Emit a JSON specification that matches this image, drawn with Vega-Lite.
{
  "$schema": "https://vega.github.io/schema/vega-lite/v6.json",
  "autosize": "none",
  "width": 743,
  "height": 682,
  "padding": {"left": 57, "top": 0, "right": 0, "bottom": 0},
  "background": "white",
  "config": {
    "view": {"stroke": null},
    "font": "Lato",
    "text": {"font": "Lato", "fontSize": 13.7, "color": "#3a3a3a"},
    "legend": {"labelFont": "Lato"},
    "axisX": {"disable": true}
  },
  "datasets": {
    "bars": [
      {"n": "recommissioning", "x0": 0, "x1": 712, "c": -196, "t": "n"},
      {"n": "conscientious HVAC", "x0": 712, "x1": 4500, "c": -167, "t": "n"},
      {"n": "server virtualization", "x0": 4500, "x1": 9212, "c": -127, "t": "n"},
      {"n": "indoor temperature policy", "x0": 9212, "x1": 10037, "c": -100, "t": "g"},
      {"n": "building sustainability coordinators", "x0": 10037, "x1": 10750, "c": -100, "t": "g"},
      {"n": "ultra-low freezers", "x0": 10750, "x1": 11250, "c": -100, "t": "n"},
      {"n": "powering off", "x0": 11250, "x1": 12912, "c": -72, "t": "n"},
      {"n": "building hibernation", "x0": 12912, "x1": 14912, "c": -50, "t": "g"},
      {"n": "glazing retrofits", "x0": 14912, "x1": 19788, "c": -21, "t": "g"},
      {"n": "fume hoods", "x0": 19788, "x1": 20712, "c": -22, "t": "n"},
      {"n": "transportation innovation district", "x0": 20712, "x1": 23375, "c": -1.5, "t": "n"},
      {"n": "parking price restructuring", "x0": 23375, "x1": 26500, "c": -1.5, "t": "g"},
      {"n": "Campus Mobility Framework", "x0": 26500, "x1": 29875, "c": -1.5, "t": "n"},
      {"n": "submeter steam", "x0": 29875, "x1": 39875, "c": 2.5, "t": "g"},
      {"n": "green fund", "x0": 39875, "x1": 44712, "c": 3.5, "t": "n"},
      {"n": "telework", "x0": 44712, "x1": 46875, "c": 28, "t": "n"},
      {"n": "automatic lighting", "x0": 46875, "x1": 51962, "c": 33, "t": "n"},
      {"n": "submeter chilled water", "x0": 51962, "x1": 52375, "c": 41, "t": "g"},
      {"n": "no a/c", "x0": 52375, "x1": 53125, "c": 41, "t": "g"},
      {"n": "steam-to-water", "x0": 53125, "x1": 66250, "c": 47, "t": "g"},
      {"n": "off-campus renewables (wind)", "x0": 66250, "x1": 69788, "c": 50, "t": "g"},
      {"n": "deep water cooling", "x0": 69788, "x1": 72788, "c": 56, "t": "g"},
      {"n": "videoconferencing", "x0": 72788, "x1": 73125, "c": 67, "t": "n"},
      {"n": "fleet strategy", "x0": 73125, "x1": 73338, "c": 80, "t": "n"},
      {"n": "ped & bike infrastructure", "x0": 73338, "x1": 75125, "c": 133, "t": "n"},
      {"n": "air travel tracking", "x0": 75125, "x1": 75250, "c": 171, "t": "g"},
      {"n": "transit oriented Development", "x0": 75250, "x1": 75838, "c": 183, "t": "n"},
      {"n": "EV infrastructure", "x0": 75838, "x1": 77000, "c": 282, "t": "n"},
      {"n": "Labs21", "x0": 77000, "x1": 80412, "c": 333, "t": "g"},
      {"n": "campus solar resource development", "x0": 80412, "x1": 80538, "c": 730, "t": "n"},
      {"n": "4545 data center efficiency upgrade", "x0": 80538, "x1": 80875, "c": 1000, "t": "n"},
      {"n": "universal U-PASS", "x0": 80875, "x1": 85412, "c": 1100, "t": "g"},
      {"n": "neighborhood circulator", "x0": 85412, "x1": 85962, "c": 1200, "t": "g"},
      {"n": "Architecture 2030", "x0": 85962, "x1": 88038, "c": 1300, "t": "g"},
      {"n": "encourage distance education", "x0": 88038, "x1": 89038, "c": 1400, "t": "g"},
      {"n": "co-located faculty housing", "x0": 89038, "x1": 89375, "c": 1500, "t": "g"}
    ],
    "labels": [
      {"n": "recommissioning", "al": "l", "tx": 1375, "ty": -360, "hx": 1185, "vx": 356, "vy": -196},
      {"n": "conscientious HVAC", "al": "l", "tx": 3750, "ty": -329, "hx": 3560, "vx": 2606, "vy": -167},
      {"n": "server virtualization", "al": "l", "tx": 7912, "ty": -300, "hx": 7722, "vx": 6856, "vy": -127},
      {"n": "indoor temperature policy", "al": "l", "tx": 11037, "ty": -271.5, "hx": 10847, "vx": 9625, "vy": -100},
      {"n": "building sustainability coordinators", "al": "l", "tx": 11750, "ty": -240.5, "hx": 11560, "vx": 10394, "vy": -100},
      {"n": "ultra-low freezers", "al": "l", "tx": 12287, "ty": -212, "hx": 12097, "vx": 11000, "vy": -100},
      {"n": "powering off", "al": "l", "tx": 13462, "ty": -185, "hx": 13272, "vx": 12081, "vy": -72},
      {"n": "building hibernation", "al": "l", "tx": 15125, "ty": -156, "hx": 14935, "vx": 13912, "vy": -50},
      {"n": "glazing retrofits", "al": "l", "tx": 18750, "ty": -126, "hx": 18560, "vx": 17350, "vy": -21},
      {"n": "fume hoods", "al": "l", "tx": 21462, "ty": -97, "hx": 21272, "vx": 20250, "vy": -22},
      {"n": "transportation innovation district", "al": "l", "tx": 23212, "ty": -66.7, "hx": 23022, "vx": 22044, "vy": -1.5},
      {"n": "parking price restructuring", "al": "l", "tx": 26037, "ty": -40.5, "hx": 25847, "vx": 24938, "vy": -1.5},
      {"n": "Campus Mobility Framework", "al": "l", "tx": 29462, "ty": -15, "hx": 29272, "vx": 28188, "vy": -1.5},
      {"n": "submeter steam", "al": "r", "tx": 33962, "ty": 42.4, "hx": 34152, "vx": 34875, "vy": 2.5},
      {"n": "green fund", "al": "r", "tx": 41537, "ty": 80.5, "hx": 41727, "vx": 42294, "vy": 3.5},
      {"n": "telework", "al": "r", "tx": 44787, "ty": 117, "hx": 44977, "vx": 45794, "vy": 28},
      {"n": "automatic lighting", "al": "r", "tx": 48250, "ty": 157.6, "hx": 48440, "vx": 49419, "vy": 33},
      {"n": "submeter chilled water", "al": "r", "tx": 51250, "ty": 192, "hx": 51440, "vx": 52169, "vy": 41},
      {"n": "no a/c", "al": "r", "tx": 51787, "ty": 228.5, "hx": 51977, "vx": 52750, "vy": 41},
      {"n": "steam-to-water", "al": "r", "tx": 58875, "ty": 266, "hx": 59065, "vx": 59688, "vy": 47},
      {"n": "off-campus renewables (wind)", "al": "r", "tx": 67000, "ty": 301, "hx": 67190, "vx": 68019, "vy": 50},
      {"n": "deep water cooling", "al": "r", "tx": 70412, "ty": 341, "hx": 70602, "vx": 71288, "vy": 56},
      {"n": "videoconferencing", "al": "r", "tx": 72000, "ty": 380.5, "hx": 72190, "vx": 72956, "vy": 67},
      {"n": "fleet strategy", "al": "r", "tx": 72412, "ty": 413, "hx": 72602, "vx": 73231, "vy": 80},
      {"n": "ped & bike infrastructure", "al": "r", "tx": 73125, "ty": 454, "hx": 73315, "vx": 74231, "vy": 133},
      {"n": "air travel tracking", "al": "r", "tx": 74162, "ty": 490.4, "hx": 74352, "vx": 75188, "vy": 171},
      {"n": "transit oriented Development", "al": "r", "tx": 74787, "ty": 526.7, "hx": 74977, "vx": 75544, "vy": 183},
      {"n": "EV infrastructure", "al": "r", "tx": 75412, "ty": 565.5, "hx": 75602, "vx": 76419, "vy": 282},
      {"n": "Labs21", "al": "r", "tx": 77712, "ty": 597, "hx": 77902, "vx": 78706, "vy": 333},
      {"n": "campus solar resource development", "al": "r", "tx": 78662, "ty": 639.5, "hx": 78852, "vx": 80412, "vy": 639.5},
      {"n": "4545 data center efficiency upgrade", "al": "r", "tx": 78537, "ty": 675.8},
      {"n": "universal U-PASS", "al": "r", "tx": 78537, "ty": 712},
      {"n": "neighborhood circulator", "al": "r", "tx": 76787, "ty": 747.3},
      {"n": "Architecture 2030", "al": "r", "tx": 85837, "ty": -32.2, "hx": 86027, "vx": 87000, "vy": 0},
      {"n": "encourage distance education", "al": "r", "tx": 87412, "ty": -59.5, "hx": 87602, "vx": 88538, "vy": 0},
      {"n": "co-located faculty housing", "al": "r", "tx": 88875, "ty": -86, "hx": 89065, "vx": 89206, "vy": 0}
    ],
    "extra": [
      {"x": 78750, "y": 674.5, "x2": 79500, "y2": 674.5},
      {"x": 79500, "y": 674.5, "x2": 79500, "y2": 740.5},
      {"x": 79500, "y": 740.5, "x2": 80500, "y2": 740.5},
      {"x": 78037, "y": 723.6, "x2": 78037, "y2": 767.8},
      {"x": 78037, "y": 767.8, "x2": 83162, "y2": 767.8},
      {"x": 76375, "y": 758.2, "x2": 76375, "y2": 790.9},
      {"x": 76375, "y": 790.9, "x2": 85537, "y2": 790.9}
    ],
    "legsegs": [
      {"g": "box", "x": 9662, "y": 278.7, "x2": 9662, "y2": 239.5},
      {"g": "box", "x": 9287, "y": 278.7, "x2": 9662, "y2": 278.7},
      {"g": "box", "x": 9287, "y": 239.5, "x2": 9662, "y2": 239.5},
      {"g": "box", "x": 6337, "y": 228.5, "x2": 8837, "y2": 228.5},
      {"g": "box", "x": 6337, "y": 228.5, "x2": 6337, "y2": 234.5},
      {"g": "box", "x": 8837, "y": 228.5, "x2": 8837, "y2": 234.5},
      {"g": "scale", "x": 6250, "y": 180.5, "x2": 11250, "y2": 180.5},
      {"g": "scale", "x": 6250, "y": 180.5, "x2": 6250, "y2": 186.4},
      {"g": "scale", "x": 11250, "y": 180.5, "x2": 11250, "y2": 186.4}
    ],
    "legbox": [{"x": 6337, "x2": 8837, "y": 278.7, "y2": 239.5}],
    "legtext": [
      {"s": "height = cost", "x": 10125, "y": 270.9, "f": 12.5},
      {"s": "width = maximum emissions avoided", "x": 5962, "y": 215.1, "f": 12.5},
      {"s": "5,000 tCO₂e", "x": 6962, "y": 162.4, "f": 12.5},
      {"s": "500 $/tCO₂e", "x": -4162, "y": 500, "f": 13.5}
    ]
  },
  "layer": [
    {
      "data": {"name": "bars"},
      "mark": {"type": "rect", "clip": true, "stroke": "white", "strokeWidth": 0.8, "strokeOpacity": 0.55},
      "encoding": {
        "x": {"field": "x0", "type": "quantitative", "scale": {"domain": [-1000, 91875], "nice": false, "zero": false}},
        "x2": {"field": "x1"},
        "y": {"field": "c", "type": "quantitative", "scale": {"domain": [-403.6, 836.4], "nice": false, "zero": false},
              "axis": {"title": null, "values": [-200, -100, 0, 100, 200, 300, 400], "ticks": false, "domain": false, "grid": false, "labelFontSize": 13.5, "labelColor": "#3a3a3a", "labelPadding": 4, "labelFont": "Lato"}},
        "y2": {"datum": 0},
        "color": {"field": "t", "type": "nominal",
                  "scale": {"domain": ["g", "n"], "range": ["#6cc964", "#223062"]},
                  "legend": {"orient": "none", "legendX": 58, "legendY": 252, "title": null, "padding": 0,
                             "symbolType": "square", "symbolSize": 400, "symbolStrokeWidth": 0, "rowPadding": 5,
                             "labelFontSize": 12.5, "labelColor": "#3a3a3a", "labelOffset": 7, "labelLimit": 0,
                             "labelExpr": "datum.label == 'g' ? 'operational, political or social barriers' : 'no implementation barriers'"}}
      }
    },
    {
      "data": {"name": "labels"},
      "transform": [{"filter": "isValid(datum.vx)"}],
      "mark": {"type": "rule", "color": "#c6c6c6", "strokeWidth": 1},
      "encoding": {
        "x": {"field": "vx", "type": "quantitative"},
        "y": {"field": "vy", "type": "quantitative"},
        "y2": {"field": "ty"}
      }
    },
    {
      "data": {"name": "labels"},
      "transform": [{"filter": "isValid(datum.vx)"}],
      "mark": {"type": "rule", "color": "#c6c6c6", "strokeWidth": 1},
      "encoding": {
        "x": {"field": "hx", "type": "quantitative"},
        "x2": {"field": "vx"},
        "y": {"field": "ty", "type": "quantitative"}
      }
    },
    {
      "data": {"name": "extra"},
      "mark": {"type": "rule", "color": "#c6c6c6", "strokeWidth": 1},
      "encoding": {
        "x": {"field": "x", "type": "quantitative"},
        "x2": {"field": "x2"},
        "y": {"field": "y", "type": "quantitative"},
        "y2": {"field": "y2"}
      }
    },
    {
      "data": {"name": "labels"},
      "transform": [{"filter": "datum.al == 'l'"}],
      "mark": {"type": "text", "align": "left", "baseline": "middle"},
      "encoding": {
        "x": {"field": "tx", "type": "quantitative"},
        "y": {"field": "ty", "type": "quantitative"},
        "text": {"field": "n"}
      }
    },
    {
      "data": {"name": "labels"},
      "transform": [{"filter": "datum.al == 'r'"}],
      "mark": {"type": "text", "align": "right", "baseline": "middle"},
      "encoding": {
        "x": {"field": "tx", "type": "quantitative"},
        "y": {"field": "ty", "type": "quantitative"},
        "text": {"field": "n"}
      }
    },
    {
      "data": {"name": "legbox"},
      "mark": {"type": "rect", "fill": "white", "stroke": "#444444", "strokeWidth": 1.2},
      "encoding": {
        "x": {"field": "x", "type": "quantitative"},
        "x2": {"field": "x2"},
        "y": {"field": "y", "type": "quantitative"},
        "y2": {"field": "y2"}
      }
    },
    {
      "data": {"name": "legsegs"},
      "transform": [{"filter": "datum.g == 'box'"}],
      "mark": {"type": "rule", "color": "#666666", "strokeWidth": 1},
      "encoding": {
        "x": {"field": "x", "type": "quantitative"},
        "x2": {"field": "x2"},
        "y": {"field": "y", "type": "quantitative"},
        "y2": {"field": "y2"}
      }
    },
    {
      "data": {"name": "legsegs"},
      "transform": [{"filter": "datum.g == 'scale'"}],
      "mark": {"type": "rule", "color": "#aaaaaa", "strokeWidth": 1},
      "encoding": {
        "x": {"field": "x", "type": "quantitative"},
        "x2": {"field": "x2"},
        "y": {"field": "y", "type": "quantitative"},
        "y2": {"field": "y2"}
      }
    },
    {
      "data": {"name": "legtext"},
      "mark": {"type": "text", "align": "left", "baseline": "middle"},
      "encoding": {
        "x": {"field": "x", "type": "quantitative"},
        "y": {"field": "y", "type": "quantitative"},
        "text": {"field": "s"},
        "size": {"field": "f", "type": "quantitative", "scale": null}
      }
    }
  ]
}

====

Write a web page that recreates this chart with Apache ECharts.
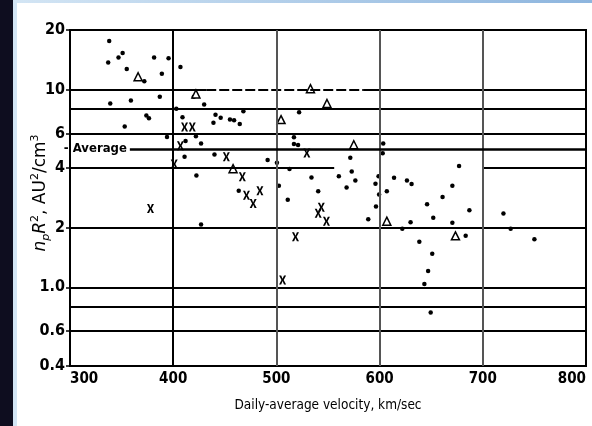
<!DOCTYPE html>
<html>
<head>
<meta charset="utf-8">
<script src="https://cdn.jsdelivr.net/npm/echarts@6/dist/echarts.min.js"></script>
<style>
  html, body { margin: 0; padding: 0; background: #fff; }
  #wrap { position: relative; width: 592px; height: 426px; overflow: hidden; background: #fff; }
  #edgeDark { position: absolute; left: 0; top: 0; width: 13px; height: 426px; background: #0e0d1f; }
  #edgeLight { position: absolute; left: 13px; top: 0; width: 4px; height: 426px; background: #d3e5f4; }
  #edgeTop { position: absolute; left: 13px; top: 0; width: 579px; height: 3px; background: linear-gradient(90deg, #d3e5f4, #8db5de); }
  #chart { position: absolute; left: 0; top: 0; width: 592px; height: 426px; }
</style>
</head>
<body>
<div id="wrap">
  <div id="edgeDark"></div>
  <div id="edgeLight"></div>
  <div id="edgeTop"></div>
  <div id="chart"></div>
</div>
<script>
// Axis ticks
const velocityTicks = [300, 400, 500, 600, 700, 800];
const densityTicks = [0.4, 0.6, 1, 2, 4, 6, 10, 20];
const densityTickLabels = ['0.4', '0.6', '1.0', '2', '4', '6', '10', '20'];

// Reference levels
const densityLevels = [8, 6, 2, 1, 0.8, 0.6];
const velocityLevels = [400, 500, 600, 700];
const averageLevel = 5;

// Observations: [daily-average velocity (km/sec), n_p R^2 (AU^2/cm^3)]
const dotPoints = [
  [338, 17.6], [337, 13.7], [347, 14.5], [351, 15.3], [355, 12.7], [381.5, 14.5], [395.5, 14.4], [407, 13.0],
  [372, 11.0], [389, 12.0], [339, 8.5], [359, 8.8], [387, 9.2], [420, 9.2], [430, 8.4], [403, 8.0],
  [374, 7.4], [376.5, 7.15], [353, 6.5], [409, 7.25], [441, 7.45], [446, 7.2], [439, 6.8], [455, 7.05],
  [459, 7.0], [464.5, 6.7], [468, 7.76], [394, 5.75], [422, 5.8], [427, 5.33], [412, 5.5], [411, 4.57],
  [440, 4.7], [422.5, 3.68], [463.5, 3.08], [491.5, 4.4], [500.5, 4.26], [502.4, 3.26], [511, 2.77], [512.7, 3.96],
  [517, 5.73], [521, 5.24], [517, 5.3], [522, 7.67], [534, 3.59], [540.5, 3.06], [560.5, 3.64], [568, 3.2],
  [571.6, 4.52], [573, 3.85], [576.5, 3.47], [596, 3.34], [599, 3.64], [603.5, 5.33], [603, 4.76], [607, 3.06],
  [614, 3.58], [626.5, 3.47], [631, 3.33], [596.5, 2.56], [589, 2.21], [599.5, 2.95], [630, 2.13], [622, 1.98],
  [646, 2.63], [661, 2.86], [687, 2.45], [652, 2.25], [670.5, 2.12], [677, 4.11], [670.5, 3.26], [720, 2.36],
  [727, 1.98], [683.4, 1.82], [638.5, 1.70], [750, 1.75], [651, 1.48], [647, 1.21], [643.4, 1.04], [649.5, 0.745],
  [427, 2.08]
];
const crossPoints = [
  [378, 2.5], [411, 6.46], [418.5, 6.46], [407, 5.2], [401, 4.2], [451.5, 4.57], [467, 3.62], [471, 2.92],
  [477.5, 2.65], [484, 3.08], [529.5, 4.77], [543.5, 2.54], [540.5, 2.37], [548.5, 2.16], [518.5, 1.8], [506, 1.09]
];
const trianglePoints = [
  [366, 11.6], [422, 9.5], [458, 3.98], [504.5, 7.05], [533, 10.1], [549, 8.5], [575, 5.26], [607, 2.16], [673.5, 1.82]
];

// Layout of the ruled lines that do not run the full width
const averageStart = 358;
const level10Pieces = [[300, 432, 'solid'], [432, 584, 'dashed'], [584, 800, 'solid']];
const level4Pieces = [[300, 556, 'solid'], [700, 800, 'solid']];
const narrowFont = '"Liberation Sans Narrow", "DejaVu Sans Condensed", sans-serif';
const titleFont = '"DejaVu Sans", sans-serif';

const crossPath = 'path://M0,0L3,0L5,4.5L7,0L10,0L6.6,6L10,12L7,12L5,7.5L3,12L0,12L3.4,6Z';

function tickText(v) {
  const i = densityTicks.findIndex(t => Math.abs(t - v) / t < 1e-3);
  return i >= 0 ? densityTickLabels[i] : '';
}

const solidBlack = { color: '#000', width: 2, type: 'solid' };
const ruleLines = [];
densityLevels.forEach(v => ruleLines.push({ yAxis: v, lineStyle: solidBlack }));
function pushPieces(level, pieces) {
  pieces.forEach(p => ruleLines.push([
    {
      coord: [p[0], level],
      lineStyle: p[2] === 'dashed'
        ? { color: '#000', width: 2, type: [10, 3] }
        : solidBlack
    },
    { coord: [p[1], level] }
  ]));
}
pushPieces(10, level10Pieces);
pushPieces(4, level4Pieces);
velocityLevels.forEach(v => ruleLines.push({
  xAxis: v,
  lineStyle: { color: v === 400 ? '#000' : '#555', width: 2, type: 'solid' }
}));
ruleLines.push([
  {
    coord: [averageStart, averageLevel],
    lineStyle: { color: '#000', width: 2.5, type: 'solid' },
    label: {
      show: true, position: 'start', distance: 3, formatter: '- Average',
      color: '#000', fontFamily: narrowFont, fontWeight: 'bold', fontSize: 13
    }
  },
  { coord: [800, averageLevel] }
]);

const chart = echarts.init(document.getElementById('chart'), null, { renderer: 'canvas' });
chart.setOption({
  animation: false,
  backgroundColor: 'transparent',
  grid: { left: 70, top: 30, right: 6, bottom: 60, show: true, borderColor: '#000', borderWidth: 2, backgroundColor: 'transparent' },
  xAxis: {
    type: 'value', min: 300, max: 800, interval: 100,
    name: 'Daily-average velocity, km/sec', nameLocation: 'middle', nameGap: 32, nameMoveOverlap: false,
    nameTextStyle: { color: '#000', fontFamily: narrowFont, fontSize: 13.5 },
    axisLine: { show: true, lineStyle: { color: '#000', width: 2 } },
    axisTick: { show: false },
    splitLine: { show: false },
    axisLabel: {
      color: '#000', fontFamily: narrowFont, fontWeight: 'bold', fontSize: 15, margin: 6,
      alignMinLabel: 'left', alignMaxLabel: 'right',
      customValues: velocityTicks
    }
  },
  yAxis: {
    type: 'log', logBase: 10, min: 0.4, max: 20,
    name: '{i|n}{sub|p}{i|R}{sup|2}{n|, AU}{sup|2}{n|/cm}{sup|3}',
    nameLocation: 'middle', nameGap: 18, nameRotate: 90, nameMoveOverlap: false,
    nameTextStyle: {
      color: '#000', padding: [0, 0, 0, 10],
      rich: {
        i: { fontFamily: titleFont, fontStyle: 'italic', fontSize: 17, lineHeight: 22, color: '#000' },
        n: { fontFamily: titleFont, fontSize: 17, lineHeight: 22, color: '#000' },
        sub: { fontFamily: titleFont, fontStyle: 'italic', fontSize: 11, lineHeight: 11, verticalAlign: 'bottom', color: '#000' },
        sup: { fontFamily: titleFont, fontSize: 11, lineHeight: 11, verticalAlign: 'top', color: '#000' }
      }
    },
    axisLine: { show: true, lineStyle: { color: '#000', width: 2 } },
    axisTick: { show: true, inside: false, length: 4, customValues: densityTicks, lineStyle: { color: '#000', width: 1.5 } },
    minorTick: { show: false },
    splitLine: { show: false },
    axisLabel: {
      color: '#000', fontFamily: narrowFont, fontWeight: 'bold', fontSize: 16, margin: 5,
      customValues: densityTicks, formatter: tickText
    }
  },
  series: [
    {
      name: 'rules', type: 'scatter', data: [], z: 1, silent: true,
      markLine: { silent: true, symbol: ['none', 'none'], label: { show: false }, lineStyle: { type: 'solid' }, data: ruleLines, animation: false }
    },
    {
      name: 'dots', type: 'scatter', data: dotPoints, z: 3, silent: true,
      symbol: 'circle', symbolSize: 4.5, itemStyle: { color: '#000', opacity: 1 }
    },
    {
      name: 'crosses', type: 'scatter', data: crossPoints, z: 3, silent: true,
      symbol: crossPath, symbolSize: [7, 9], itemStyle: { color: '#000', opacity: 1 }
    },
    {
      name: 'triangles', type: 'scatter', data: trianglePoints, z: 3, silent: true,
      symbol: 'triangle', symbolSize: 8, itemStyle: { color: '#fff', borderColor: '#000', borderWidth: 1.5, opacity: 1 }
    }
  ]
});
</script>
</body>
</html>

====

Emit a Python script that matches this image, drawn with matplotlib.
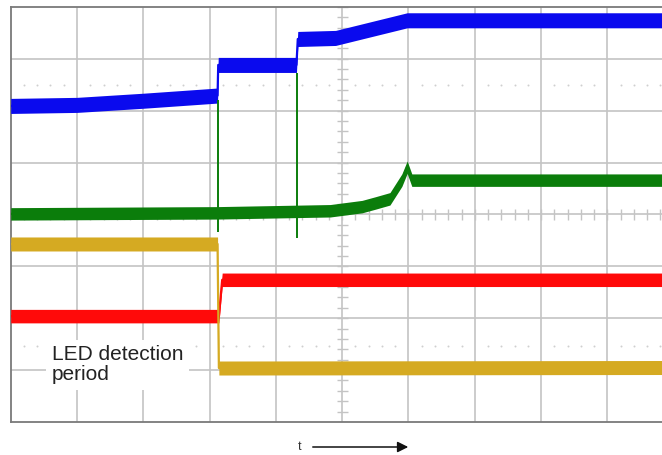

====

*Task instructions*
Using the records above, find and show each line with the string "that".

*Task output*
Emit a JSON specification that matches this image, drawn with Vega-Lite.
Write a web page that recreates this chart with Apache ECharts.
// Layout of the ruled lines that do not run the full width
Emit a Python script that matches this image, drawn with matplotlib.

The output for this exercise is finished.